_Task goal_:
Starting at the first line of the entries, extract each line up to and including the one that contains "groups = ['wt', 'flox']", but leave out the pictures.

_Records_:
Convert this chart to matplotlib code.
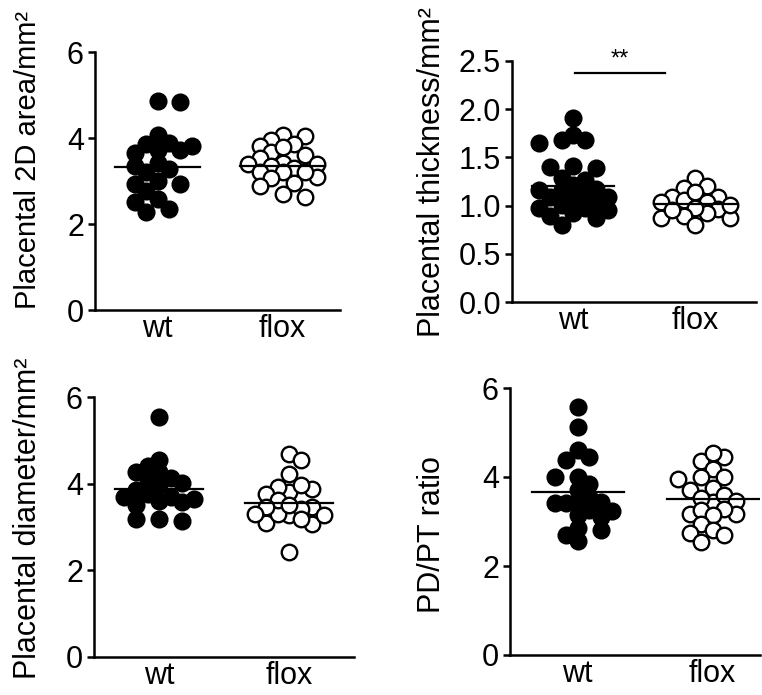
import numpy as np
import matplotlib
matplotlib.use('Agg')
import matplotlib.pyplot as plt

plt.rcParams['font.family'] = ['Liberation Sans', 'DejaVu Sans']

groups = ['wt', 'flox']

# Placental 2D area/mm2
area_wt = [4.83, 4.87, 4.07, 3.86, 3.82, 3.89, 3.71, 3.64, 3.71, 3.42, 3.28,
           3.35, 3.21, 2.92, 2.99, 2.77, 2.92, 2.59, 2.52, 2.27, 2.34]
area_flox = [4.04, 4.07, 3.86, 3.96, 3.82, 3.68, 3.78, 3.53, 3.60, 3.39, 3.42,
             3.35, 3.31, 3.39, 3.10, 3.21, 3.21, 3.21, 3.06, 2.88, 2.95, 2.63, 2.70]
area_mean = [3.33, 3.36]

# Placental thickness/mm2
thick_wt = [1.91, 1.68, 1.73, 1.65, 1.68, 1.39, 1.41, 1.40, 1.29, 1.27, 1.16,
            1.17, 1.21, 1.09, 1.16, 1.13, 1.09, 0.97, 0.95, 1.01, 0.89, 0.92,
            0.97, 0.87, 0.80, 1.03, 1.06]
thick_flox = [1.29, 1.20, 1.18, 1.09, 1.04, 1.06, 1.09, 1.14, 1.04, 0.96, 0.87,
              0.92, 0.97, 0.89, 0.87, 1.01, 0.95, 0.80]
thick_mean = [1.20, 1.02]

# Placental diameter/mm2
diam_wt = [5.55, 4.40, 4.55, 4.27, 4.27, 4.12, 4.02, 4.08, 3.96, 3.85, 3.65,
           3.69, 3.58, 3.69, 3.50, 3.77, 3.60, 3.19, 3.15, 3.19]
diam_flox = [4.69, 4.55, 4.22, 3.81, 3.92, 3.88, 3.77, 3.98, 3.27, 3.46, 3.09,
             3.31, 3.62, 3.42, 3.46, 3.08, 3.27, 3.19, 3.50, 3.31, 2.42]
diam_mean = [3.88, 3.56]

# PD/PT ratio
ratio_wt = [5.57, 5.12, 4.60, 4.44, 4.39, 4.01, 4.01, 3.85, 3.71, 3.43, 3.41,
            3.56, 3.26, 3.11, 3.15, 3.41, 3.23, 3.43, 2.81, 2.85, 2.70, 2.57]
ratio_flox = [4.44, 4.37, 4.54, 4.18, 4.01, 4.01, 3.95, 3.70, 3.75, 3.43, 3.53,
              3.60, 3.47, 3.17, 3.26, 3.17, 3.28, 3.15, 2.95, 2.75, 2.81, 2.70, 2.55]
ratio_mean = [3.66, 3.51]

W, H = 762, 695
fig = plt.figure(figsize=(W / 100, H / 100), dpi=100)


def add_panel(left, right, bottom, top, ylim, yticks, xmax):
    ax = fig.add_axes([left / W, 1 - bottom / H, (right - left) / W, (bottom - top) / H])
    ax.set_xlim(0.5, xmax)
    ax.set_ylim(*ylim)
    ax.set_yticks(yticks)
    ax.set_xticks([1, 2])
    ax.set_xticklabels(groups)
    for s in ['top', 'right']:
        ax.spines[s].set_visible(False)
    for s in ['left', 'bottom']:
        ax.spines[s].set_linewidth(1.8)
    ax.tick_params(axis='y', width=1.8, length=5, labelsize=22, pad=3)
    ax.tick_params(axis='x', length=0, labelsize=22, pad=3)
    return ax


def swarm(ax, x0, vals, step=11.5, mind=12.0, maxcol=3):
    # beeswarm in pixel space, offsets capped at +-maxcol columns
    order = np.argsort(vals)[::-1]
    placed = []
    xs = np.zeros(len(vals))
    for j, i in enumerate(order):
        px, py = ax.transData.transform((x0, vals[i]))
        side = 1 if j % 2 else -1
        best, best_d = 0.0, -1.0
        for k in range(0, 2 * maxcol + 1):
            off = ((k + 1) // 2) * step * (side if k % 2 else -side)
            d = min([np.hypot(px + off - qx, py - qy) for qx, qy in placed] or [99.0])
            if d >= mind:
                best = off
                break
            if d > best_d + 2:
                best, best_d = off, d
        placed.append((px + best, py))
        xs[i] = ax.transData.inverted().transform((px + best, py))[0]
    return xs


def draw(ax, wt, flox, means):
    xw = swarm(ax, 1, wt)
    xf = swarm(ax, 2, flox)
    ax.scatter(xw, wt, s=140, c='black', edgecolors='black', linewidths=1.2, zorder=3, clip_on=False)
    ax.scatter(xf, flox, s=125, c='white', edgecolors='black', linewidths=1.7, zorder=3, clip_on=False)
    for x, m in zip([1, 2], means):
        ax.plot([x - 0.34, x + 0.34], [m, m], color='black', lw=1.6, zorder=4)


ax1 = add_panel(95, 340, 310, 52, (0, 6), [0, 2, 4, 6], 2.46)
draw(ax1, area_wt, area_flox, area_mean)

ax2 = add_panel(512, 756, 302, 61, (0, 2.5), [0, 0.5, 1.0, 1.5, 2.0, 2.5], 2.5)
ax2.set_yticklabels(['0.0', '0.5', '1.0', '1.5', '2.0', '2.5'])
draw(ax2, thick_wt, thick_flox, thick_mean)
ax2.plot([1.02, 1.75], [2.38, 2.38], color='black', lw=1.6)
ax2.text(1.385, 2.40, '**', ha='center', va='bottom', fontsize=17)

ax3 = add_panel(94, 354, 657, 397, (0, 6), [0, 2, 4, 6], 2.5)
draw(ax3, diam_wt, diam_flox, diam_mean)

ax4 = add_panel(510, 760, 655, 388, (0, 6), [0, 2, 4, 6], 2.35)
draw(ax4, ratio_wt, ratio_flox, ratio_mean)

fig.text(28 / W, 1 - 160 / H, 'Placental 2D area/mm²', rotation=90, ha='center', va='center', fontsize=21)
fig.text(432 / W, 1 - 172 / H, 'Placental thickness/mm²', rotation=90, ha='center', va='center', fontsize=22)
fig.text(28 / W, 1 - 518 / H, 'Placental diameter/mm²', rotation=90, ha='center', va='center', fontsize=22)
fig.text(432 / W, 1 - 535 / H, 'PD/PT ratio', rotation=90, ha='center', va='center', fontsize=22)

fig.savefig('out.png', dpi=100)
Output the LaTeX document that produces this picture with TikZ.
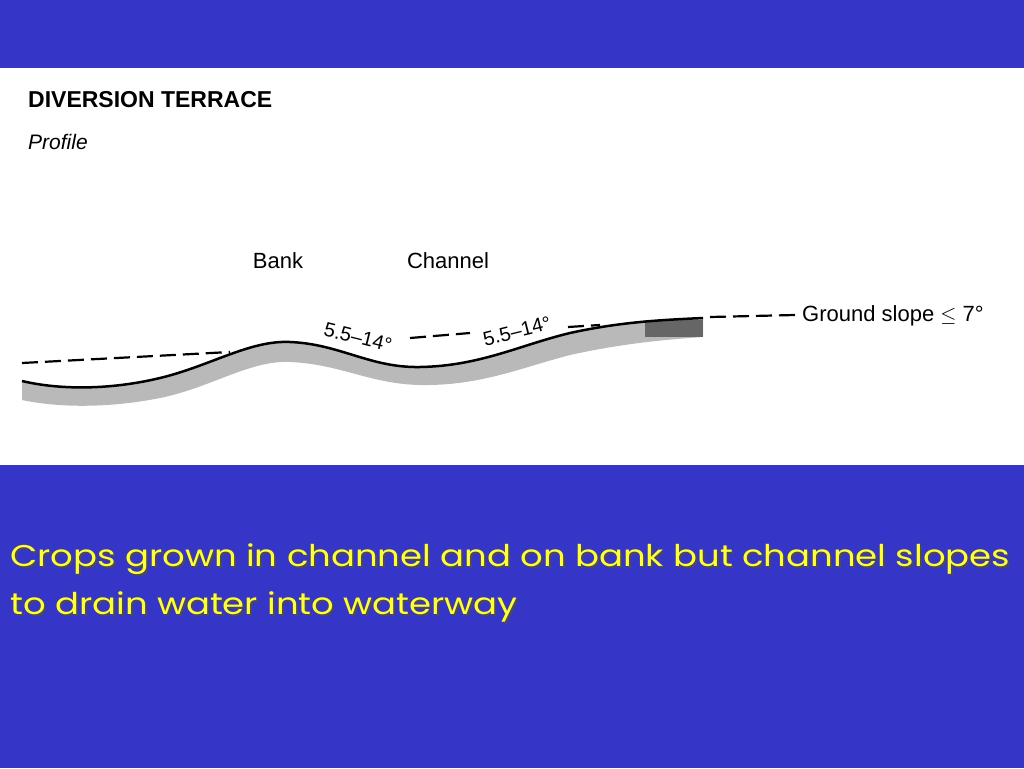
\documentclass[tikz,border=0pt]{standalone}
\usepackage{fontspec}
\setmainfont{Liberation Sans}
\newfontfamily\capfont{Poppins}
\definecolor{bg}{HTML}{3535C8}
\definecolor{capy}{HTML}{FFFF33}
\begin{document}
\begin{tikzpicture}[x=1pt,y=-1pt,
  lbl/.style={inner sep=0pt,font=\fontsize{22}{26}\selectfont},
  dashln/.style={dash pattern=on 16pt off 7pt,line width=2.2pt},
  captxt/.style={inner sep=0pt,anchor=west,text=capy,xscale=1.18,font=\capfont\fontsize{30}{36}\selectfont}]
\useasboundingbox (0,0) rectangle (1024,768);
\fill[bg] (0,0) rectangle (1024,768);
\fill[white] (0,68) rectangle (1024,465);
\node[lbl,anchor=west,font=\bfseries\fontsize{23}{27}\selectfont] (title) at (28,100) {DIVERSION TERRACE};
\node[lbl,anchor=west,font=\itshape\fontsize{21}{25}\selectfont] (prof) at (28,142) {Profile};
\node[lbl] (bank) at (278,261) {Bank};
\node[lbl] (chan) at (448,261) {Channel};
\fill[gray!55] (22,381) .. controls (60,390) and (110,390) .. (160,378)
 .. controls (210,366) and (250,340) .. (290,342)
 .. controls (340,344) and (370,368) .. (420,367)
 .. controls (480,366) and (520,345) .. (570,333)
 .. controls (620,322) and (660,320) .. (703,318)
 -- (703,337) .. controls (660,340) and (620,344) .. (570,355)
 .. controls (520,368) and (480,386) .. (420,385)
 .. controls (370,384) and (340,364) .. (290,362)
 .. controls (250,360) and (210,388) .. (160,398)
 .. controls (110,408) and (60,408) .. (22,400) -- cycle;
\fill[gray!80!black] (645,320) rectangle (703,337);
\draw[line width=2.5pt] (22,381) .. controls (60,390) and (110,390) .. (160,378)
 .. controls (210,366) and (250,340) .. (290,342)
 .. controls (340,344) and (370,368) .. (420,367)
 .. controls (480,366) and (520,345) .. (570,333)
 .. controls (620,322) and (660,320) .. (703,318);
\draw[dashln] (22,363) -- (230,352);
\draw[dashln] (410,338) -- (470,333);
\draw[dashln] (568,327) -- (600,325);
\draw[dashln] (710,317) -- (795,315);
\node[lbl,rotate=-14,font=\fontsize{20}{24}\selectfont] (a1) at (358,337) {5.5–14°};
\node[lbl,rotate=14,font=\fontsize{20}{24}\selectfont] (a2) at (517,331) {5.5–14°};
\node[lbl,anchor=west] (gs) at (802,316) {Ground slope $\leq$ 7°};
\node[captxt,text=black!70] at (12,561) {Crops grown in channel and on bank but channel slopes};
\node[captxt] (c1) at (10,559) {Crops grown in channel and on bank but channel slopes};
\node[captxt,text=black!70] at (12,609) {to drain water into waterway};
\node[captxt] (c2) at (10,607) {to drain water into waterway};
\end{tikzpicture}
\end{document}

_Task result_:
Convert this chart to matplotlib code.
import numpy as np
import matplotlib
matplotlib.use('Agg')
import matplotlib.pyplot as plt

plt.rcParams['font.family'] = ['Liberation Sans', 'DejaVu Sans']

groups = ['wt', 'flox']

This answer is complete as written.